--- Available data ---

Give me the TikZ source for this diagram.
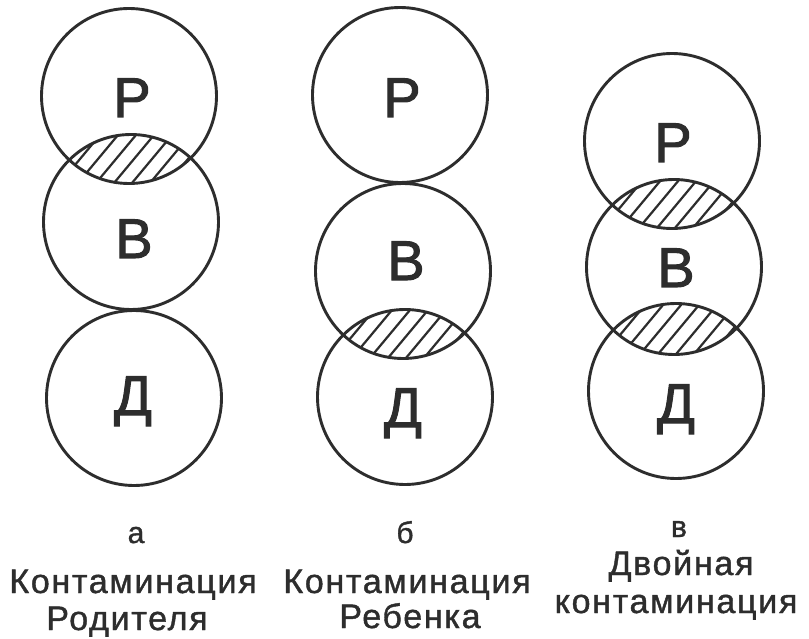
\documentclass[tikz,border=0pt]{standalone}
\usepackage{fontspec}
\setmainfont{Liberation Sans}[FakeBold=1.2]
\newfontfamily\capfont{Liberation Sans}[LetterSpace=5,FakeBold=1.2]
\newfontfamily\bigfont{Liberation Sans}[FakeBold=1.8]
\usetikzlibrary{calc}
\definecolor{ink}{RGB}{45,45,45}
\tikzset{
  ring/.style={circle, draw=ink, line width=2.9pt, minimum size=175pt, inner sep=0pt, outer sep=0pt},
  letter/.style={anchor=base, font=\bigfont\fontsize{56}{60}\selectfont, text=ink, inner sep=0pt},
  capline/.style={anchor=base, font=\capfont\fontsize{34}{38}\selectfont, text=ink, inner sep=0pt},
  sublabel/.style={anchor=base, font=\capfont\fontsize{30}{34}\selectfont, text=ink, inner sep=0pt},
  hatch/.style={draw=ink, line width=2.2pt}
}
\newcommand\hatchlens[2]{%
  \begin{scope}
    \clip (#1) circle[radius=87.5pt];
    \clip (#2) circle[radius=87.5pt];
    \coordinate (m) at ($(#1)!0.5!(#2)$);
    \foreach \i in {-140,-122,...,140}
      \draw[hatch] ([shift={(\i-50,60)}]m) -- ([shift={(\i+50,-60)}]m);
  \end{scope}}
\begin{document}
\begin{tikzpicture}[x=1pt,y=-1pt]
  \useasboundingbox (0,0) rectangle (809,639);
  % centres
  \coordinate (caP) at (129,96);
  \coordinate (caB) at (131,222);
  \coordinate (caD) at (134,398);
  \coordinate (cbP) at (400,95);
  \coordinate (cbB) at (403,271);
  \coordinate (cbD) at (405,397);
  \coordinate (ccP) at (672,141);
  \coordinate (ccB) at (674,267);
  \coordinate (ccD) at (676,391);
  % hatching
  \hatchlens{caP}{caB}
  \hatchlens{cbB}{cbD}
  \hatchlens{ccP}{ccB}
  \hatchlens{ccB}{ccD}
  % circles
  \node[ring] (aP) at (caP) {};
  \node[ring] (aB) at (caB) {};
  \node[ring] (aD) at (caD) {};
  \node[ring] (bP) at (cbP) {};
  \node[ring] (bB) at (cbB) {};
  \node[ring] (bD) at (cbD) {};
  \node[ring] (cP) at (ccP) {};
  \node[ring] (cB) at (ccB) {};
  \node[ring] (cD) at (ccD) {};
  % letters
  \node[letter] (aPt) at (132,117) {Р};
  \node[letter] (aBt) at (134,258) {В};
  \node[letter] (aDt) at (133,415) {Д};
  \node[letter] (bPt) at (402,117) {Р};
  \node[letter] (bBt) at (406,280) {В};
  \node[letter] (bDt) at (403,427) {Д};
  \node[letter] (cPt) at (673,162) {Р};
  \node[letter] (cBt) at (676,287) {В};
  \node[letter] (cDt) at (676,423) {Д};
  % captions
  \node[sublabel] (a0) at (136,543) {а};
  \node[capline] (a1) at (133,593) {Контаминация};
  \node[capline] (a2) at (127,630) {Родителя};
  \node[sublabel] (b0) at (405,543) {б};
  \node[capline] (b1) at (407,593) {Контаминация};
  \node[capline] (b2) at (410,628) {Ребенка};
  \node[sublabel] (c0) at (679,537) {в};
  \node[capline] (c1) at (681,575) {Двойная};
  \node[capline] (c2) at (676,613) {контаминация};
\end{tikzpicture}
\end{document}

---

Reproduce the material above in full, exactly, with no images.

**Expected output:**
Give me the TikZ source for this diagram.
\documentclass[tikz,border=0pt]{standalone}
\usepackage{fontspec}
\setmainfont{Liberation Sans}[FakeBold=1.2]
\newfontfamily\capfont{Liberation Sans}[LetterSpace=5,FakeBold=1.2]
\newfontfamily\bigfont{Liberation Sans}[FakeBold=1.8]
\usetikzlibrary{calc}
\definecolor{ink}{RGB}{45,45,45}
\tikzset{
  ring/.style={circle, draw=ink, line width=2.9pt, minimum size=175pt, inner sep=0pt, outer sep=0pt},
  letter/.style={anchor=base, font=\bigfont\fontsize{56}{60}\selectfont, text=ink, inner sep=0pt},
  capline/.style={anchor=base, font=\capfont\fontsize{34}{38}\selectfont, text=ink, inner sep=0pt},
  sublabel/.style={anchor=base, font=\capfont\fontsize{30}{34}\selectfont, text=ink, inner sep=0pt},
  hatch/.style={draw=ink, line width=2.2pt}
}
\newcommand\hatchlens[2]{%
  \begin{scope}
    \clip (#1) circle[radius=87.5pt];
    \clip (#2) circle[radius=87.5pt];
    \coordinate (m) at ($(#1)!0.5!(#2)$);
    \foreach \i in {-140,-122,...,140}
      \draw[hatch] ([shift={(\i-50,60)}]m) -- ([shift={(\i+50,-60)}]m);
  \end{scope}}
\begin{document}
\begin{tikzpicture}[x=1pt,y=-1pt]
  \useasboundingbox (0,0) rectangle (809,639);
  % centres
  \coordinate (caP) at (129,96);
  \coordinate (caB) at (131,222);
  \coordinate (caD) at (134,398);
  \coordinate (cbP) at (400,95);
  \coordinate (cbB) at (403,271);
  \coordinate (cbD) at (405,397);
  \coordinate (ccP) at (672,141);
  \coordinate (ccB) at (674,267);
  \coordinate (ccD) at (676,391);
  % hatching
  \hatchlens{caP}{caB}
  \hatchlens{cbB}{cbD}
  \hatchlens{ccP}{ccB}
  \hatchlens{ccB}{ccD}
  % circles
  \node[ring] (aP) at (caP) {};
  \node[ring] (aB) at (caB) {};
  \node[ring] (aD) at (caD) {};
  \node[ring] (bP) at (cbP) {};
  \node[ring] (bB) at (cbB) {};
  \node[ring] (bD) at (cbD) {};
  \node[ring] (cP) at (ccP) {};
  \node[ring] (cB) at (ccB) {};
  \node[ring] (cD) at (ccD) {};
  % letters
  \node[letter] (aPt) at (132,117) {Р};
  \node[letter] (aBt) at (134,258) {В};
  \node[letter] (aDt) at (133,415) {Д};
  \node[letter] (bPt) at (402,117) {Р};
  \node[letter] (bBt) at (406,280) {В};
  \node[letter] (bDt) at (403,427) {Д};
  \node[letter] (cPt) at (673,162) {Р};
  \node[letter] (cBt) at (676,287) {В};
  \node[letter] (cDt) at (676,423) {Д};
  % captions
  \node[sublabel] (a0) at (136,543) {а};
  \node[capline] (a1) at (133,593) {Контаминация};
  \node[capline] (a2) at (127,630) {Родителя};
  \node[sublabel] (b0) at (405,543) {б};
  \node[capline] (b1) at (407,593) {Контаминация};
  \node[capline] (b2) at (410,628) {Ребенка};
  \node[sublabel] (c0) at (679,537) {в};
  \node[capline] (c1) at (681,575) {Двойная};
  \node[capline] (c2) at (676,613) {контаминация};
\end{tikzpicture}
\end{document}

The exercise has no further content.